MATERIAL PROVIDED:
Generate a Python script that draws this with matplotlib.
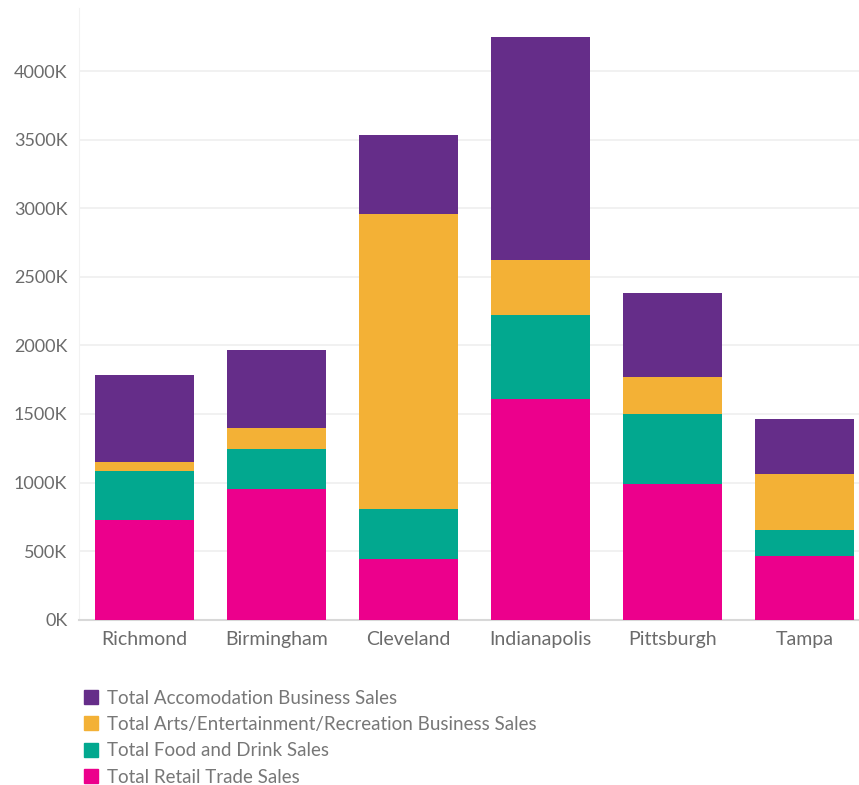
import matplotlib.pyplot as plt
from matplotlib.patches import Patch

# sales by city, in thousands
cities = ['Richmond', 'Birmingham', 'Cleveland', 'Indianapolis', 'Pittsburgh', 'Tampa']
retail = [729, 953, 442, 1609, 991, 464]
food = [355, 291, 365, 612, 509, 190]
arts = [66, 153, 2151, 401, 269, 408]
accom = [634, 569, 575, 1626, 613, 401]

series = [
    ('Total Retail Trade Sales', retail, '#EC008C'),
    ('Total Food and Drink Sales', food, '#02A88F'),
    ('Total Arts/Entertainment/Recreation Business Sales', arts, '#F3B136'),
    ('Total Accomodation Business Sales', accom, '#652D89'),
]

plt.rcParams['font.family'] = ['Lato', 'DejaVu Sans']

W, H = 859, 785
fig = plt.figure(figsize=(W / 100, H / 100), dpi=100)
left, right, top, bottom = 78.5, 859 + 12, 8, 619.7
ax = fig.add_axes([left / W, 1 - bottom / H, (right - left) / W, (bottom - top) / H])

x = range(len(cities))
base = [0] * len(cities)
for name, vals, color in series:
    ax.bar(x, vals, bottom=base, width=0.75, color=color, label=name, zorder=3)
    base = [b + v for b, v in zip(base, vals)]

ax.set_xlim(-0.5, 5.5)
ax.set_ylim(0, (bottom - top) * 7.29)
ax.set_yticks(range(0, 4001, 500))
ax.set_yticklabels([f'{v}K' for v in range(0, 4001, 500)])
ax.set_xticks(list(x))
ax.set_xticklabels(cities)

ax.grid(axis='y', color='#efefef', linewidth=1.2, zorder=0)
for s in ['top', 'right']:
    ax.spines[s].set_visible(False)
ax.spines['left'].set_color('#f2f2f2')
ax.spines['bottom'].set_color('#d8d8d8')
ax.spines['bottom'].set_linestyle((0, (2, 1)))
ax.spines['bottom'].set_linewidth(1.5)
ax.tick_params(axis='both', length=0, labelcolor='#6b6b6b')
ax.tick_params(axis='y', pad=8, labelsize=13)
ax.tick_params(axis='x', pad=8, labelsize=14)

handles = [Patch(color=c, label=n) for n, _, c in reversed(series)]
fig.legend(handles=handles, loc='upper left', bbox_to_anchor=(76 / W, 1 - 682 / H),
           frameon=False, fontsize=13.5, labelcolor='#777777', handlelength=0.75,
           handleheight=0.75, handletextpad=0.5, labelspacing=0.5, borderaxespad=0)

fig.savefig('out.png', dpi=100)
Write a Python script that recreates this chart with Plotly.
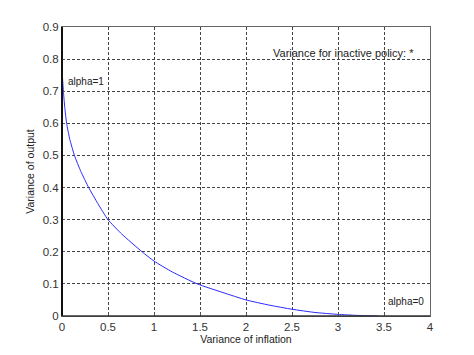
import plotly.graph_objects as go

# Frontier: variance of inflation vs variance of output
var_inflation = [0, 0.004, 0.015, 0.03, 0.05, 0.085, 0.135, 0.205, 0.29, 0.39, 0.5, 0.65, 0.87,
                 1.0, 1.2, 1.47, 1.75, 2.0, 2.25, 2.5, 2.75, 3.0, 3.2, 3.44]
var_output = [0.79, 0.75, 0.70, 0.65, 0.60, 0.55, 0.50, 0.45, 0.40, 0.35, 0.30, 0.255, 0.20,
              0.171, 0.137, 0.10, 0.073, 0.05, 0.034, 0.021, 0.011, 0.005, 0.002, 0.0]

x_ticks = [0, 0.5, 1, 1.5, 2, 2.5, 3, 3.5, 4]
x_tick_text = ["0", "0.5", "1", "1.5", "2", "2.5", "3", "3.5", "4"]
y_ticks = [0, 0.1, 0.2, 0.3, 0.4, 0.5, 0.6, 0.7, 0.8, 0.9]
y_tick_text = ["0", "0.1", "0.2", "0.3", "0.4", "0.5", "0.6", "0.7", "0.8", "0.9"]

font = "Liberation Sans, Arial, sans-serif"

fig = go.Figure()
fig.add_trace(go.Scatter(x=var_inflation, y=var_output, mode="lines",
                         line=dict(color="#2a2aff", width=1, shape="spline", smoothing=0.5),
                         showlegend=False, hoverinfo="skip"))

axis_common = dict(showgrid=True, gridcolor="#444", griddash="3px,2px", gridwidth=1,
                   zeroline=False, showline=True, linecolor="#666", linewidth=1,
                   mirror=True, ticks="inside", ticklen=3, tickcolor="#555",
                   tickfont=dict(family=font, size=11.5, color="#333"))

fig.update_xaxes(range=[0, 4], tickvals=x_ticks, ticktext=x_tick_text,
                 title=dict(text="Variance of inflation", standoff=1,
                            font=dict(family=font, size=10.5, color="#222")),
                 **axis_common)
fig.update_yaxes(range=[0, 0.9], tickvals=y_ticks, ticktext=y_tick_text,
                 title=dict(text="Variance of output", standoff=6,
                            font=dict(family=font, size=10.5, color="#222")),
                 **axis_common)

# thicker dark left/bottom axis lines like the reference
fig.add_shape(type="line", xref="paper", yref="paper", x0=0, x1=0, y0=0, y1=1,
              line=dict(color="#111", width=2))
fig.add_shape(type="line", xref="paper", yref="paper", x0=0, x1=1, y0=0, y1=0,
              line=dict(color="#333", width=1.5))

ann_font = dict(family=font, size=10, color="#222")
fig.add_annotation(x=0.04, y=0.73, text="alpha=1", showarrow=False,
                   xanchor="left", yanchor="middle", font=ann_font)
fig.add_annotation(x=3.52, y=0.044, text="alpha=0", showarrow=False,
                   xanchor="left", yanchor="middle", font=ann_font)
fig.add_annotation(x=2.27, y=0.82, text="Variance for inactive policy: *", showarrow=False,
                   xanchor="left", yanchor="middle",
                   font=dict(family=font, size=11, color="#222"))

fig.update_layout(width=474, height=355, margin=dict(l=62, r=44, t=27, b=39),
                  paper_bgcolor="white", plot_bgcolor="white")

fig.write_html("out.html")
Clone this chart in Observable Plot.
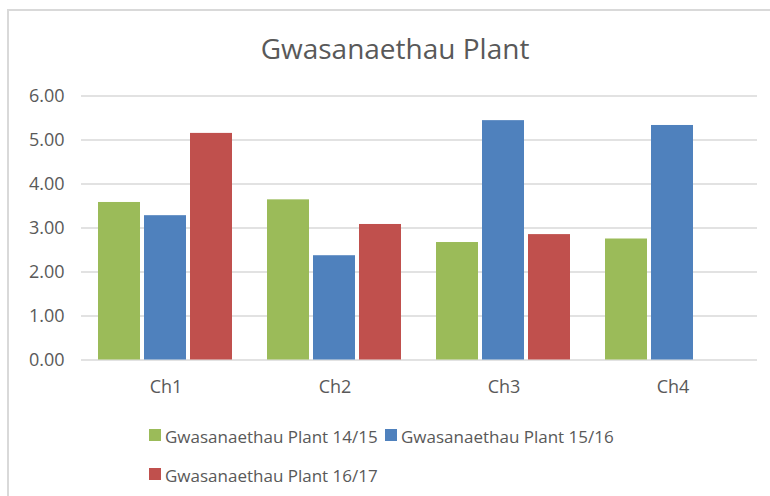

EXERCISE OBJECTIVE: Leave out the pictures and restate, word for word, the lines from the top of the data through the line containing "accom = [634, 569, 575, 1626, 613, 401]", both included.

RESPONSE BELOW:
Generate a Python script that draws this with matplotlib.
import matplotlib.pyplot as plt
from matplotlib.patches import Patch

# sales by city, in thousands
cities = ['Richmond', 'Birmingham', 'Cleveland', 'Indianapolis', 'Pittsburgh', 'Tampa']
retail = [729, 953, 442, 1609, 991, 464]
food = [355, 291, 365, 612, 509, 190]
arts = [66, 153, 2151, 401, 269, 408]
accom = [634, 569, 575, 1626, 613, 401]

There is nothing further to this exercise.